Using the entries that follow, collect the lines where the word "chart" appears.

——

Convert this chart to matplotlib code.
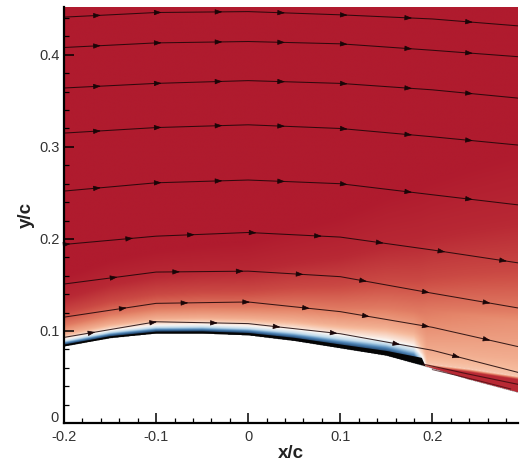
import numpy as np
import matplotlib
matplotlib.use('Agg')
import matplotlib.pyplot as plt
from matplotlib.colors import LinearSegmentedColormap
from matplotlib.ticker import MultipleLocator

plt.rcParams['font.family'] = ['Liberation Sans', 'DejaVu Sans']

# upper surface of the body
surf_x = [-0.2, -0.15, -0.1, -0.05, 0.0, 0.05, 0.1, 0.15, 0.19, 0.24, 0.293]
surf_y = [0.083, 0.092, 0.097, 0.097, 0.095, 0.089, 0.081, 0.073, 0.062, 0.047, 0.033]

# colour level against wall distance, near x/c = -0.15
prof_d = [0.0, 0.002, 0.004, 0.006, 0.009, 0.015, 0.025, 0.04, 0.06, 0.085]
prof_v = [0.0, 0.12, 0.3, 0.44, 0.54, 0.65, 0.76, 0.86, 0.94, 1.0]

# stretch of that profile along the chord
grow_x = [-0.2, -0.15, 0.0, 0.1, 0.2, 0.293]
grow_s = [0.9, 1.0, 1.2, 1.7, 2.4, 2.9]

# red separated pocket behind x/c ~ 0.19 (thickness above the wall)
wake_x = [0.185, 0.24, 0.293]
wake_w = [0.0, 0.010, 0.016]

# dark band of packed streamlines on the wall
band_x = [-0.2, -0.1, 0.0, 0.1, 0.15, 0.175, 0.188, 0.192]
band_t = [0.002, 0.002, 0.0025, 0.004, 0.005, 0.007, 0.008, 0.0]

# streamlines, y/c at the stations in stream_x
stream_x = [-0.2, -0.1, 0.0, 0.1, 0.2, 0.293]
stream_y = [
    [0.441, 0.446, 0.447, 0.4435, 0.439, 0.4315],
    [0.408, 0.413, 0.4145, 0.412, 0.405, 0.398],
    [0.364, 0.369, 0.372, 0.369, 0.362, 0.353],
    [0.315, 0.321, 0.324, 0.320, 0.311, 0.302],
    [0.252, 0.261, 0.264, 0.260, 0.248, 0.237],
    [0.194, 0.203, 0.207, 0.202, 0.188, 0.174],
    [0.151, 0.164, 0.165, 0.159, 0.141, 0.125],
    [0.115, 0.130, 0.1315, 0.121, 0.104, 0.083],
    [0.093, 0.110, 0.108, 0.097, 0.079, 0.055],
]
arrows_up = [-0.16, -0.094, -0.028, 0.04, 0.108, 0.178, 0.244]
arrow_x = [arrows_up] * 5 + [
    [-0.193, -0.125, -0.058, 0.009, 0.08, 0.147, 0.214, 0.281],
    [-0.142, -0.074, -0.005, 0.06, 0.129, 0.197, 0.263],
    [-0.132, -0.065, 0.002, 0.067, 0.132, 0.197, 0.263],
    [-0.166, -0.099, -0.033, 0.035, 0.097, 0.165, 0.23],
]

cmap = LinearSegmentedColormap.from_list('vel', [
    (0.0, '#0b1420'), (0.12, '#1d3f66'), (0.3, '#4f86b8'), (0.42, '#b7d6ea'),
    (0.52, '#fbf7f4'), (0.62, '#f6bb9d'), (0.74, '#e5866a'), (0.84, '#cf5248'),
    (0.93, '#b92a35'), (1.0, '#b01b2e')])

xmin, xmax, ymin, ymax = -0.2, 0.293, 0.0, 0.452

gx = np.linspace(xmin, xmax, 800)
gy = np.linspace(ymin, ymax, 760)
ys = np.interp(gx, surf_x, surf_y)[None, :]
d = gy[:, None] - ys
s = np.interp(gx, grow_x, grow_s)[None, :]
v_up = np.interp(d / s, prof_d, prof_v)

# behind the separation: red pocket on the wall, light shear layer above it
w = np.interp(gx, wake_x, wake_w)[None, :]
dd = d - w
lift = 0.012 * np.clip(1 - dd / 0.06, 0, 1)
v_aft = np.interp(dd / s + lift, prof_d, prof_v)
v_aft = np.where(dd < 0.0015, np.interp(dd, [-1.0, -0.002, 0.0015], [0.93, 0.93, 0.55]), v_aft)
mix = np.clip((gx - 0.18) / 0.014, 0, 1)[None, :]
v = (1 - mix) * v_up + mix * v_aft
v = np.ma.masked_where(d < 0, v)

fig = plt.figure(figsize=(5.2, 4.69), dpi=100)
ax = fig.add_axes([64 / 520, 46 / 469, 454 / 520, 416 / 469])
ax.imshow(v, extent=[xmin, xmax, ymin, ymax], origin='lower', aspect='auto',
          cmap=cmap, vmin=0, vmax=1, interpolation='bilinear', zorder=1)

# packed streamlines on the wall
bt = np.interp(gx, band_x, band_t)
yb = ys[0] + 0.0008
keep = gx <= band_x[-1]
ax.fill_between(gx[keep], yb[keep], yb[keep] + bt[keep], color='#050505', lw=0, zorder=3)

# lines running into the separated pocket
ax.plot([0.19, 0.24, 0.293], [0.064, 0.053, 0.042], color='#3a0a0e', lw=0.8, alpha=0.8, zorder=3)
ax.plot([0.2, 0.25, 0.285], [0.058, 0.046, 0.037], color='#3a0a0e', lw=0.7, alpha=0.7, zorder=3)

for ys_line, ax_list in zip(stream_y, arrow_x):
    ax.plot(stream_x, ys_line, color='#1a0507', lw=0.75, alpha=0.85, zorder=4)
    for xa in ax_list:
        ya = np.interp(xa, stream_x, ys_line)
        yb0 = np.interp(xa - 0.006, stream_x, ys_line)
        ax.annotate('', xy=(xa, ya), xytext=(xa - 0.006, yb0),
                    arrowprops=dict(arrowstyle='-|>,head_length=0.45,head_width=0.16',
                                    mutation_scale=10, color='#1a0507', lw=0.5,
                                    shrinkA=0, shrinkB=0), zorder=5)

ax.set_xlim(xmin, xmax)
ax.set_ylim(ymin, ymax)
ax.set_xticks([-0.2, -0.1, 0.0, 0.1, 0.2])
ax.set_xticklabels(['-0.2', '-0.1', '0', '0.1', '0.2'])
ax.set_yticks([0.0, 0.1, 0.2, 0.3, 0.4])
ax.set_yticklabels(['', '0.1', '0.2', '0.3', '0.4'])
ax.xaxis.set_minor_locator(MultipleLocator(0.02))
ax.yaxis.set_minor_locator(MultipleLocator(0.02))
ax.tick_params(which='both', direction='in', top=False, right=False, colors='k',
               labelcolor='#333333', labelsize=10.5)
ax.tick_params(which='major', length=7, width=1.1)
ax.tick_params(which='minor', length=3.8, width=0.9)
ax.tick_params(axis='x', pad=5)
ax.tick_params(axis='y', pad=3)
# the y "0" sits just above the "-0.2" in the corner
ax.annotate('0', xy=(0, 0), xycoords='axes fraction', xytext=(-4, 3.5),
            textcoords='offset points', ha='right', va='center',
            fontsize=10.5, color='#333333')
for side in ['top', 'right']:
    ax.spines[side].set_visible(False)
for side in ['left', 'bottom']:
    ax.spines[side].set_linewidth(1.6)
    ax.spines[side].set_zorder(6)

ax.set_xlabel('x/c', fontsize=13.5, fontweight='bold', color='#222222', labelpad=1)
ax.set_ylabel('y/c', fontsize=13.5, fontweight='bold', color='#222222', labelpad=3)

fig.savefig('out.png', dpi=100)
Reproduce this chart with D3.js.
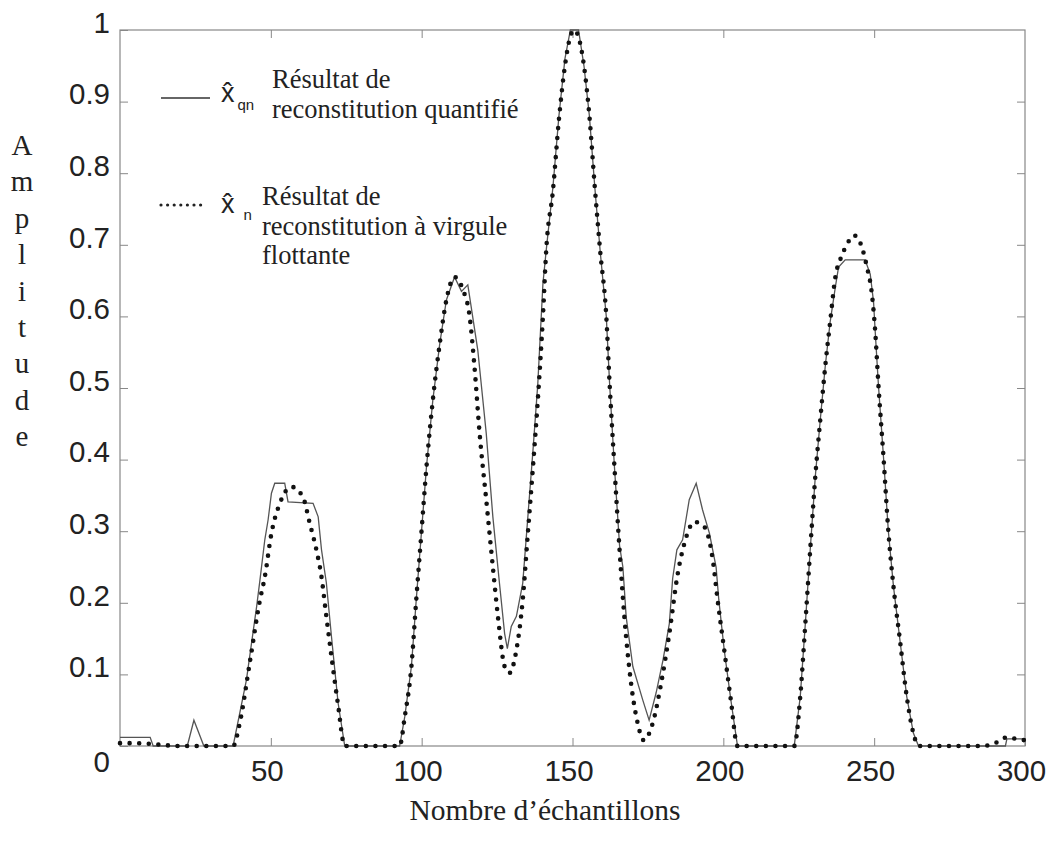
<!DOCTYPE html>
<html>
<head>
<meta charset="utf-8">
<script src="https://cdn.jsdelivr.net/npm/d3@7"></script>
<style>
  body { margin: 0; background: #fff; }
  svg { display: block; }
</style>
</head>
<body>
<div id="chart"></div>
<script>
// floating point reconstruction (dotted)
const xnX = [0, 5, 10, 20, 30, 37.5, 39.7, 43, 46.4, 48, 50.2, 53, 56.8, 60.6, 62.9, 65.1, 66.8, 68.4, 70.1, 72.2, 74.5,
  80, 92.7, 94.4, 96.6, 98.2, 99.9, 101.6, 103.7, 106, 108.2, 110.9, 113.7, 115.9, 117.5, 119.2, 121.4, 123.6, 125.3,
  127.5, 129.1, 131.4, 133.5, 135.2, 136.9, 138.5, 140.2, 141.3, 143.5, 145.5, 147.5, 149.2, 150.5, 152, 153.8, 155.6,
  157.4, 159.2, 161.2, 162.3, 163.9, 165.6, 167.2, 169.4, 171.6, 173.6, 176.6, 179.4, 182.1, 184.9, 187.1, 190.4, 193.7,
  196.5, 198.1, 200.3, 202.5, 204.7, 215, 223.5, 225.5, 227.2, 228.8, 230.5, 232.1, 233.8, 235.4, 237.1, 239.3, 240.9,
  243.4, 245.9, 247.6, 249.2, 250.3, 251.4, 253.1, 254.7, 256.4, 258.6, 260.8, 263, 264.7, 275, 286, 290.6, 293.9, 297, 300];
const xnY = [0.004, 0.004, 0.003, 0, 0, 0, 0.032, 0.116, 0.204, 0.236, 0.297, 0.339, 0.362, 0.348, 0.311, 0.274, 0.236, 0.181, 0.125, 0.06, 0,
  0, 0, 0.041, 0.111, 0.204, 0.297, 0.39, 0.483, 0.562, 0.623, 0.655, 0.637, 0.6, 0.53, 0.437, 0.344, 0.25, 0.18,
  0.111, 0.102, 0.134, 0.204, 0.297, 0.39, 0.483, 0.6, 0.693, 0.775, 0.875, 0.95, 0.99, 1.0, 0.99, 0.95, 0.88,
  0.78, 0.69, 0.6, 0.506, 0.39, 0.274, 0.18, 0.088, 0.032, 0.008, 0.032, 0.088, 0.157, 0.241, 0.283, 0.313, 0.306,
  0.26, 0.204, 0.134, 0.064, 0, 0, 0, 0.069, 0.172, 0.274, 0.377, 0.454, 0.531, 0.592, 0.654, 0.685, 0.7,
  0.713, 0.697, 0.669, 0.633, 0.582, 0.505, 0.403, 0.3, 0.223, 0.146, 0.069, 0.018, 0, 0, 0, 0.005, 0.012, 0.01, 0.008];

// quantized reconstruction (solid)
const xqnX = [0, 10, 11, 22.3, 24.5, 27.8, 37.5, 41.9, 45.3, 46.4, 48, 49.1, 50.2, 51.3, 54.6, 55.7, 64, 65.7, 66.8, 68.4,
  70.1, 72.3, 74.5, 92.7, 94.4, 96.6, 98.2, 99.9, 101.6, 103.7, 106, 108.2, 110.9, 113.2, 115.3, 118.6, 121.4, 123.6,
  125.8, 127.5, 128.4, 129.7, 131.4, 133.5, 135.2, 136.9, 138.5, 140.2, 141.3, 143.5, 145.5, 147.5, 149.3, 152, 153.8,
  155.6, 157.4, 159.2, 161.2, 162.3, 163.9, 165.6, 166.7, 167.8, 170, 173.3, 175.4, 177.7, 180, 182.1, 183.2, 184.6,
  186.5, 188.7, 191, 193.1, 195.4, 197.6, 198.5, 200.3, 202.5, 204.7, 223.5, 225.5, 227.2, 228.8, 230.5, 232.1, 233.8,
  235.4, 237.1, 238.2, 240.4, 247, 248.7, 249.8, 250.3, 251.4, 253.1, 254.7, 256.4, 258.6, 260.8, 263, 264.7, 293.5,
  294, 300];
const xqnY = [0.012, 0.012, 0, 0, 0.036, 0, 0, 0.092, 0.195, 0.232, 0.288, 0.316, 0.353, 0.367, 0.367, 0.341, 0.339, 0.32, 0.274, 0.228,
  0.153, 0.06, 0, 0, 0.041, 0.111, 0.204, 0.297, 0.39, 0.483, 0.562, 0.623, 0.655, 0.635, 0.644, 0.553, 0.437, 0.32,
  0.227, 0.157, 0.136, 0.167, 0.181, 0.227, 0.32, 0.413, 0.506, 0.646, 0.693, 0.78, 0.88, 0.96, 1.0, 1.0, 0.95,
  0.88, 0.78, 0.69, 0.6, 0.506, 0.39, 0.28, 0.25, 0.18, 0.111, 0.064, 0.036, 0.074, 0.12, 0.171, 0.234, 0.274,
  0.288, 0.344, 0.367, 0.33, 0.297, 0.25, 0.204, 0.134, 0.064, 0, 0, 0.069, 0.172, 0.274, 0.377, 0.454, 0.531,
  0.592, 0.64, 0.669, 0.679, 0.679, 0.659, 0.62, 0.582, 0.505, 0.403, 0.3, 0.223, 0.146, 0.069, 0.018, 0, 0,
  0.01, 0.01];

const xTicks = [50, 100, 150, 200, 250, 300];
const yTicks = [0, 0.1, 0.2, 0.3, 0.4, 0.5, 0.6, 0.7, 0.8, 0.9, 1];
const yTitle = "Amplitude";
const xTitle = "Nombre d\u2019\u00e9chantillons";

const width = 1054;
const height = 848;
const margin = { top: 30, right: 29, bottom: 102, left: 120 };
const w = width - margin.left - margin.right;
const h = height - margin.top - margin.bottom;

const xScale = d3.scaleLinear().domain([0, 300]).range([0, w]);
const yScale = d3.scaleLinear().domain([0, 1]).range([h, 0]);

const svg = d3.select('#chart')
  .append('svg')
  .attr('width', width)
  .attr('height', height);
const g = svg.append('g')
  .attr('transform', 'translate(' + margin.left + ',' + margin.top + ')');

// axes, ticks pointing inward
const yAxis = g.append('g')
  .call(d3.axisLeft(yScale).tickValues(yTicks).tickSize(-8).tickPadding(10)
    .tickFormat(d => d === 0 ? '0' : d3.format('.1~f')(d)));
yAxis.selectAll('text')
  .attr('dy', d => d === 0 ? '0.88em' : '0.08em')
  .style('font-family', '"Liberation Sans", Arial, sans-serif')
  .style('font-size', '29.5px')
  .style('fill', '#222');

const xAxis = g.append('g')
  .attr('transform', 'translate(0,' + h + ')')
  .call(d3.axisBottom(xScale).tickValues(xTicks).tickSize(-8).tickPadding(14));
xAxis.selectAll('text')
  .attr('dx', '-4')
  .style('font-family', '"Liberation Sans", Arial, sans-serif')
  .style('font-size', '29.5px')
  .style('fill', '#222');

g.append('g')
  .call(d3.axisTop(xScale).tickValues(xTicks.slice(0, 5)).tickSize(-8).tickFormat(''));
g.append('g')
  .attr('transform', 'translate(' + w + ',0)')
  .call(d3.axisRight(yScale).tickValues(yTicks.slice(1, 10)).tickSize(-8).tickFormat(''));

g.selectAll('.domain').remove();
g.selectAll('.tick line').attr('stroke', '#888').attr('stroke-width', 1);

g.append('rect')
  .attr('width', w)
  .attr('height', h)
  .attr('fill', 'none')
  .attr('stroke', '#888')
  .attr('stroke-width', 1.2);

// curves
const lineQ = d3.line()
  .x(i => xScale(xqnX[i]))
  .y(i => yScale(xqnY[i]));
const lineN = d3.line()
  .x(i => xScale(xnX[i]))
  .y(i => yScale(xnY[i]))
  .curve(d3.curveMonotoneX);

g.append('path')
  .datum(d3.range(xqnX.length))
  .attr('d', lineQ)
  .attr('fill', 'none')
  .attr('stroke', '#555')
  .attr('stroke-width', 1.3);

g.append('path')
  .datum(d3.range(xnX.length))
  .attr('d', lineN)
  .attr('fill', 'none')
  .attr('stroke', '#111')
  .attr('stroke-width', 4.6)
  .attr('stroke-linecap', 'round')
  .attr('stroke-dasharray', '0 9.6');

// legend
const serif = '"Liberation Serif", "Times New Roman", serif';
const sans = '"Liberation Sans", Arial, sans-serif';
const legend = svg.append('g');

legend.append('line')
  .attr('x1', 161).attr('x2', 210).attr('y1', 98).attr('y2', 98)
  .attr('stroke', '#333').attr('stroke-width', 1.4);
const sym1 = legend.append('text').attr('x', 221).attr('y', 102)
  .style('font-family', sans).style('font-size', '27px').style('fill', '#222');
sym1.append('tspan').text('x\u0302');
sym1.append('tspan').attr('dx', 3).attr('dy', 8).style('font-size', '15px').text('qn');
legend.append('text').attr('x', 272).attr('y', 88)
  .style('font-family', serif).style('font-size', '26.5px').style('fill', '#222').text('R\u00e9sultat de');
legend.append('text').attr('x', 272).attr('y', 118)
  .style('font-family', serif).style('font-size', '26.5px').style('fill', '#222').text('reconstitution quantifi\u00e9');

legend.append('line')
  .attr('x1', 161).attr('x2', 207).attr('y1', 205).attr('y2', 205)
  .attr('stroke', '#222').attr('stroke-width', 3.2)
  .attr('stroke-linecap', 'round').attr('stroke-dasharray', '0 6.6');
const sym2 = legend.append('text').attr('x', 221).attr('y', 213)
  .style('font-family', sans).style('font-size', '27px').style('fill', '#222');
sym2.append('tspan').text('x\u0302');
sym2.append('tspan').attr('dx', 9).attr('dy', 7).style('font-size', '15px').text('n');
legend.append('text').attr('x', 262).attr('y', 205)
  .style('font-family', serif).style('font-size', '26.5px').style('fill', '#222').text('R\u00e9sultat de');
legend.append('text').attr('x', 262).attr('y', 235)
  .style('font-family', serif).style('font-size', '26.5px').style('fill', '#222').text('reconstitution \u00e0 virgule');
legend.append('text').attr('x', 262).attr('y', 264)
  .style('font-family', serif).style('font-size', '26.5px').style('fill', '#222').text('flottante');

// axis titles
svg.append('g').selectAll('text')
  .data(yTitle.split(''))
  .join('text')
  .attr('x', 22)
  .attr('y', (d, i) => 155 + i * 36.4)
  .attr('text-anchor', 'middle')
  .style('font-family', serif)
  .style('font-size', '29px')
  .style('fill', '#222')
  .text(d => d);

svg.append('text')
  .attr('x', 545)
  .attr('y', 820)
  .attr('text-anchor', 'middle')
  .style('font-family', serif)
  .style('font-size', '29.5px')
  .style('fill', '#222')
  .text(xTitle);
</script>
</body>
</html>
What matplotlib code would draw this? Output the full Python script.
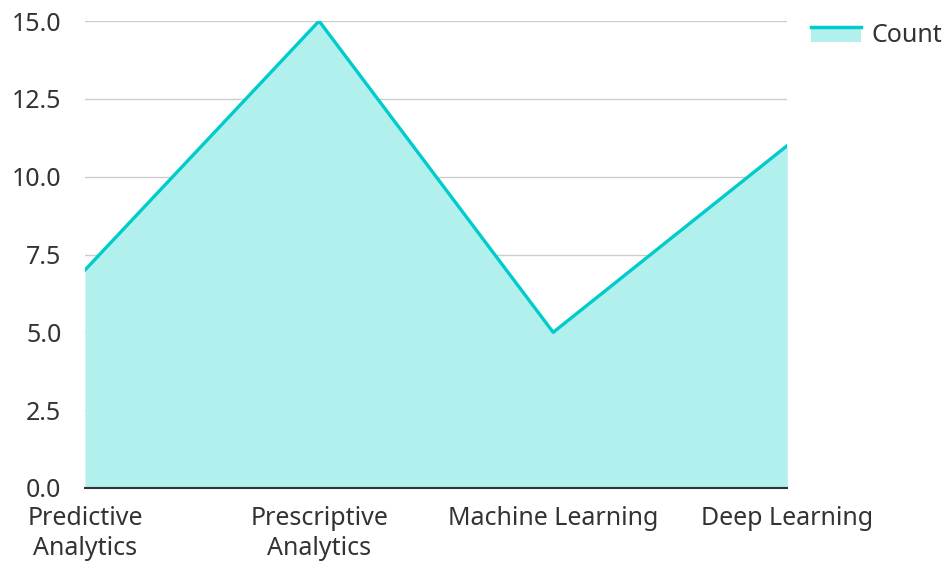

——

> [Exercise response]:
Convert this chart to matplotlib code.
Reproduce this chart with D3.js.
<div id="chart"></div>
const svg = d3.select('#chart')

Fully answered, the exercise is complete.